Todos os prazos de entrega das doses foram desrespeitados; nenhuma chegou ao Brasil até agora. Além disso, a Precisa tentou, por duas vezes, garantir um pagamento antecipado de US$ 45 milhões na importação de um primeiro lote de 3 milhões de doses, o que não ocorreu, nem a entrega nem o pagamento.

O pagamento antecipado apareceu em duas faturas (as “invoices”) emitidas por uma empresa em Singapura, a Madison Biotech, e fornecidas ao ministério pela Precisa, numa primeira tentativa de importação.

Investigação das notas

Essas “invoices” são investigadas pela CPI e por Polícia Federal, Ministério Público Federal, Tribunal de Contas da União (TCU) e Controladoria-Geral da União (CGU). Suspeitas de corrupção no contrato são investigadas em todas essas frentes.

O contrato foi suspenso pelo governo Bolsonaro por decisão da Corregedoria-Geral da União, que funciona no âmbito da CGU. O Ministério da Saúde avalia anular a contratação.

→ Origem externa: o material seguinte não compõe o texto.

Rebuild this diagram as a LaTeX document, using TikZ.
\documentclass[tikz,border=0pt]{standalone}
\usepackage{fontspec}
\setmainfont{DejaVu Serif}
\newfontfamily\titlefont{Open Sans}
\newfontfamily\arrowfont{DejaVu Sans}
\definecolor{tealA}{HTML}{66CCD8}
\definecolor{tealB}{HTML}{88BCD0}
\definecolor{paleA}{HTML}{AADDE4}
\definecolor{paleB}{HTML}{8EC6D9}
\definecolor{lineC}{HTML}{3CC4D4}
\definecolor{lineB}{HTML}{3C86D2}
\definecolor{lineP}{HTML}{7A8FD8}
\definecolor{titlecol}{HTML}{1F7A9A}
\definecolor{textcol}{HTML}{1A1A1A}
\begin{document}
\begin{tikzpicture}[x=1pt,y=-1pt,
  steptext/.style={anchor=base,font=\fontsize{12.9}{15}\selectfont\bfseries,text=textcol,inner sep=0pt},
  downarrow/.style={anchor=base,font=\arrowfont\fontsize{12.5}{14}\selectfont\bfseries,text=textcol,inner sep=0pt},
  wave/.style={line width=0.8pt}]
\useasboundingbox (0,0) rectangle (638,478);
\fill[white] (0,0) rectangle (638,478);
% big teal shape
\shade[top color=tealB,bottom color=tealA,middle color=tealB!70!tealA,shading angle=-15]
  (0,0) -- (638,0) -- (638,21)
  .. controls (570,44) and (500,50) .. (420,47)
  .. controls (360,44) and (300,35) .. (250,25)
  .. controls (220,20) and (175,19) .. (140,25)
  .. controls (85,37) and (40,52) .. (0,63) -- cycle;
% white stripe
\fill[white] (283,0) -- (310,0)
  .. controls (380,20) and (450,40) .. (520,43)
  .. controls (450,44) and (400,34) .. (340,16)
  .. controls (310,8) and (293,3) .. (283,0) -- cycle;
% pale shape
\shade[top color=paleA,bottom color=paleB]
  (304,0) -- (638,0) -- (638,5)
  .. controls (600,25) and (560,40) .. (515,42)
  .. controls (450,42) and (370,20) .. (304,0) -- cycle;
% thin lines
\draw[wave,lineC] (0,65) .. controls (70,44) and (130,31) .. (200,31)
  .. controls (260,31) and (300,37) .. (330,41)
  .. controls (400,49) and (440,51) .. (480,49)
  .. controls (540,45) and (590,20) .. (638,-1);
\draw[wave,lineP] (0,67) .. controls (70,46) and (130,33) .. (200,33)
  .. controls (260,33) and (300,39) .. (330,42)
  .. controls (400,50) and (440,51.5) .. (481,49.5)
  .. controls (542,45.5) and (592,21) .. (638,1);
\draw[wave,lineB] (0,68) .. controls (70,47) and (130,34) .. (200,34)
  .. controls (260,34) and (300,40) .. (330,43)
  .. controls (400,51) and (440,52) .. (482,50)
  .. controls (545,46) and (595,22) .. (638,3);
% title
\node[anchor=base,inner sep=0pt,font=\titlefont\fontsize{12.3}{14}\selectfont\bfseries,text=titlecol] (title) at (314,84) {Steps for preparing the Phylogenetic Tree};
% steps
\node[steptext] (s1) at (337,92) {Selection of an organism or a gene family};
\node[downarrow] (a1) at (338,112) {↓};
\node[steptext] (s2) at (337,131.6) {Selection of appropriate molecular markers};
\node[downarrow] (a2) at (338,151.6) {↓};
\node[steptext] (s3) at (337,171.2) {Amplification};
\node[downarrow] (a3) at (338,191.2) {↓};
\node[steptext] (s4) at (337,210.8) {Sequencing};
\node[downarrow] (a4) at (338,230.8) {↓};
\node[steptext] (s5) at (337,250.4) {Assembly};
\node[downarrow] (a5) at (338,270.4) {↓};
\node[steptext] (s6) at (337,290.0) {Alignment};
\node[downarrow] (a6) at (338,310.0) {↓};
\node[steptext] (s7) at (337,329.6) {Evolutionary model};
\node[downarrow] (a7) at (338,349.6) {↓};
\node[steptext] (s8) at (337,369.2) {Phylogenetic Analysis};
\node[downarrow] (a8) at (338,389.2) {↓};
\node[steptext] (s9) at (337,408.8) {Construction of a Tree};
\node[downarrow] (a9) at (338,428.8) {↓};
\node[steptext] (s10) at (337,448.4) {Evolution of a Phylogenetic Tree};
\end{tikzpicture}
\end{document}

Em uma audiência na Câmara nesta quarta-feira (14), o ministro da Saúde, Marcelo Queiroga, disse que a pasta não conta, para o Programa Nacional de Imunizações e campanha contra a Covid-19, com doses da Covaxin.

Na CPI, durante o depoimento prestado nesta quarta, a diretora-técnica da Precisa, Emanuela Medrades, foi questionada pelos senadores sobre a existência de garantia no negócio, como prevê o contrato. Ela respondeu que sim, mas sem fornecer detalhes a respeito da garantia dada.

Nem a Precisa nem o ministério responderam aos questionamentos da reportagem sobre a garantia entregue após o contrato.